Combat Talons in Vietnam: Recovering a Covert Special Ops Crew

  • Published

Combat Talons in Vietnam: Recovering a Covert Special Ops Crew by John Gargus. Texas A&M (TAMU) University Press, 2017, 272 pp. 

Combat Talons in Vietnam: Recovering a Covert Special Ops Crew by John Gargus is a historical and monographic narrative combining military education, Vietnam War analysis, international relations, and complex search, rescue, and recovery. This book takes the audience through a complete journey that includes Gargus’ motivation to continuously attempt to obtain resolution with the central idea that is unique to the American military—every member returns home.


One of the great aspects of this book is that Gargus introduces the audience to S-01 crew members before their tragic demise on 29 December 1967. He does this, not by just naming these heroes, their backgrounds, and images, but vividly describing what bonded them as a crew and family in Nha Trang that was prepared and committed to any outcome of the clandestine operations they accepted. He perfectly transfers the pride and commitment with which this military family performed.


Any reader of Combat Talons in Vietnam will surely wonder why the recovery of the S-01 crew took 25 years to complete. The answer to that inquiry is given in great detail through two chapters that describe the process of recovery. While Gargus identifies some flaws in the bureaucracy of the time that resulted in delays in obtaining information, he does an excellent job of ensuring readers that the US military maintains a unique commitment to bringing its fallen heroes home, at costs and risks that no other military power is willing to accept. The spark that introduces a lead in the search comes in 1995.

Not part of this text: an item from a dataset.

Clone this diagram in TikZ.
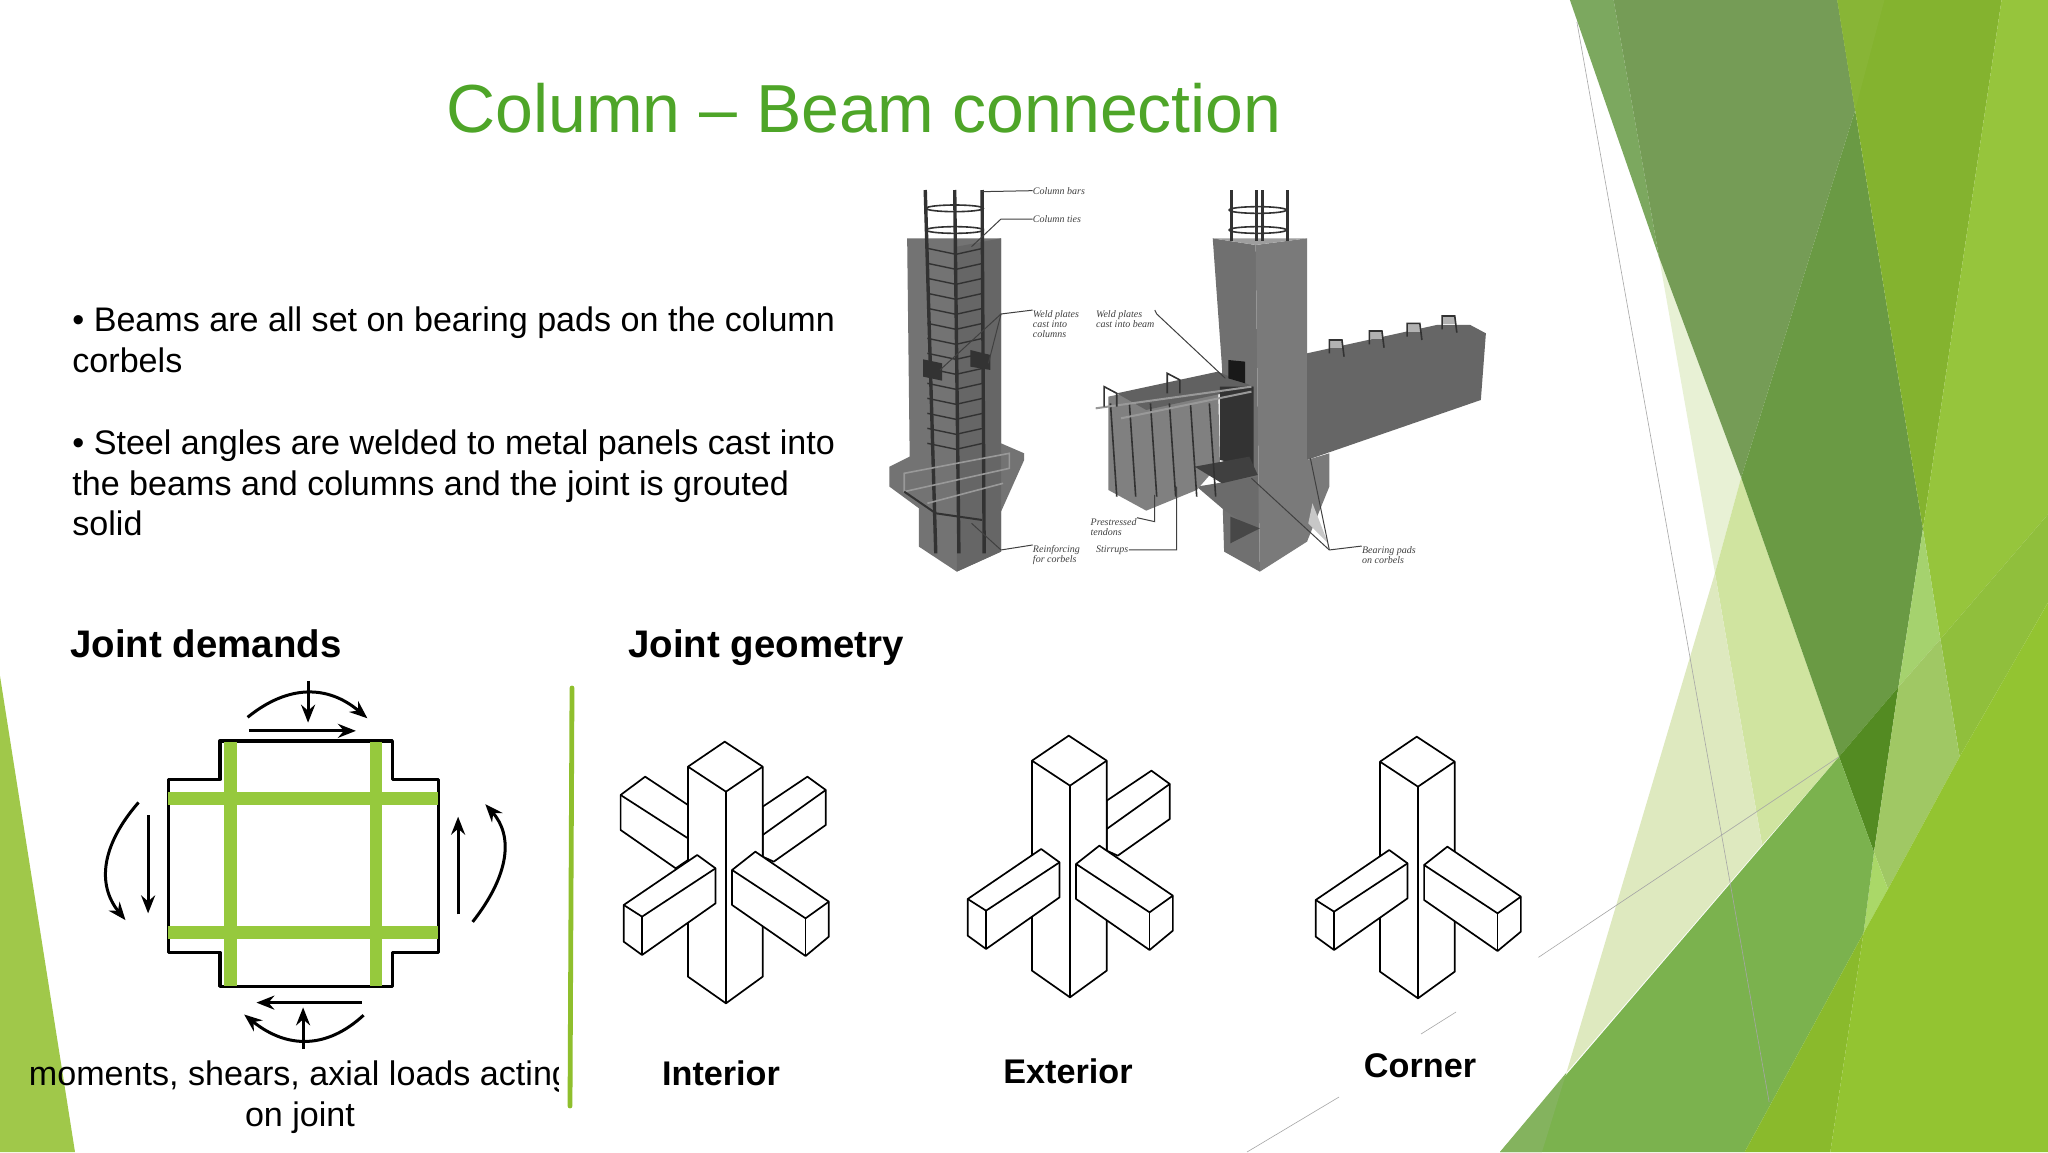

After identifying vague potential information about an aircraft loss, Gargus questions if the aircraft and crew loss was mentioned in a 1993 article from years earlier. He writes,

Our aircraft tragedy represented the largest single aircraft loss of life in that war. It wasn’t just ‘several Americans.’ Certainly, our C-130 aircraft’s discovery would have warranted more than just one sentence. We were all wrong.” This is a glimpse into the whirlwind of search effort that follows, illustrating the people who remained dedicated to providing closure for the families and friends of the S-01 crew.


Gargus also explains the difficulty of the Vietnam War well, including recruitment, preparation, and gains and losses of those military personnel participating. An example of this is when Gargus familiarizes the audience with the Tet Offensive of 1968. He also describes Nha Trang in vivid detail, including the acquisition of facilities, modification of living quarters, and the daily security risks, even the 25 November 1967 mortar attack that reinforced the reality of the Vietnam War.


An area of improvement in the book concerns the time immediately following the tragic crash of the S-01 crew in Vietnam in 1967. The crash happened on a night when there were deviations in normal operations. The S-01 crew contained substituted members, a new mission-planner, and a particularly difficult ingress and egress route. After losing contact with the S-01 crew however, those back in Nha Trang, the reaction of the family we had come to know through so much of the book, was only briefly mentioned. Moreover, readers are left wondering how the climate specifically changed in Nha Trang after that night. While it is apparent that this deployed unit continued on with the war, accepting that every man on that crew perished a hero, readers are left wondering how those left behind, particularly on that night, felt about the S-01 crew’s mission, the war, and the lack of closure they received even after the war concluded. However, this is somewhat resolved near the end of the book, when Gargus explains the gap in communication that exists in notifying military units of loss of life, as compared to the communication that is required for a member’s family alone.


Combat Talons in Vietnam is a worthwhile read for an audience seeking knowledge on the Vietnam War, the evolution of the C-130E(I) aircraft, and is particularly notable for those interested in recovery operations. It provides a comprehensive explanation of the process of recovery and the agencies involved with personnel recovery. It is a significant piece of information in the documentation of C-130E(I) history, as it consistently explains how the Special Operations mission evolved from the Vietnam era to the present. The heritage Gargus paints through Combat Talons in Vietnam is exceptional in providing context for the search and recovery operations in 1992–1993. The audience is not just given a resolution but also presented with the long-lasting impacts of that resolution, such as the change of status from missing in action to killed in action for some crew members, and the final return of remains after a second excavation of the crash site.


Overall, Combat Talons in Vietnam: Recovering a Covert Special Ops Crew is an outstanding piece of work that takes an alternative to historical Vietnam War recollections. In it, Gargus finds a way to introduce an audience to military training, the C-130 aircraft, the joint Special Operations mission, and the tragedy that occurred on 29 December 1967. The focus of this book then gives a detailed account of the search and recovery process, which provides resolution for the audience in an educational and inspirational manner.

Capt Donald Williams
Kadena AB, Okinawa, Japan

"The views expressed are those of the author(s) and do not reflect the official policy or position of the US government or the Department of Defense."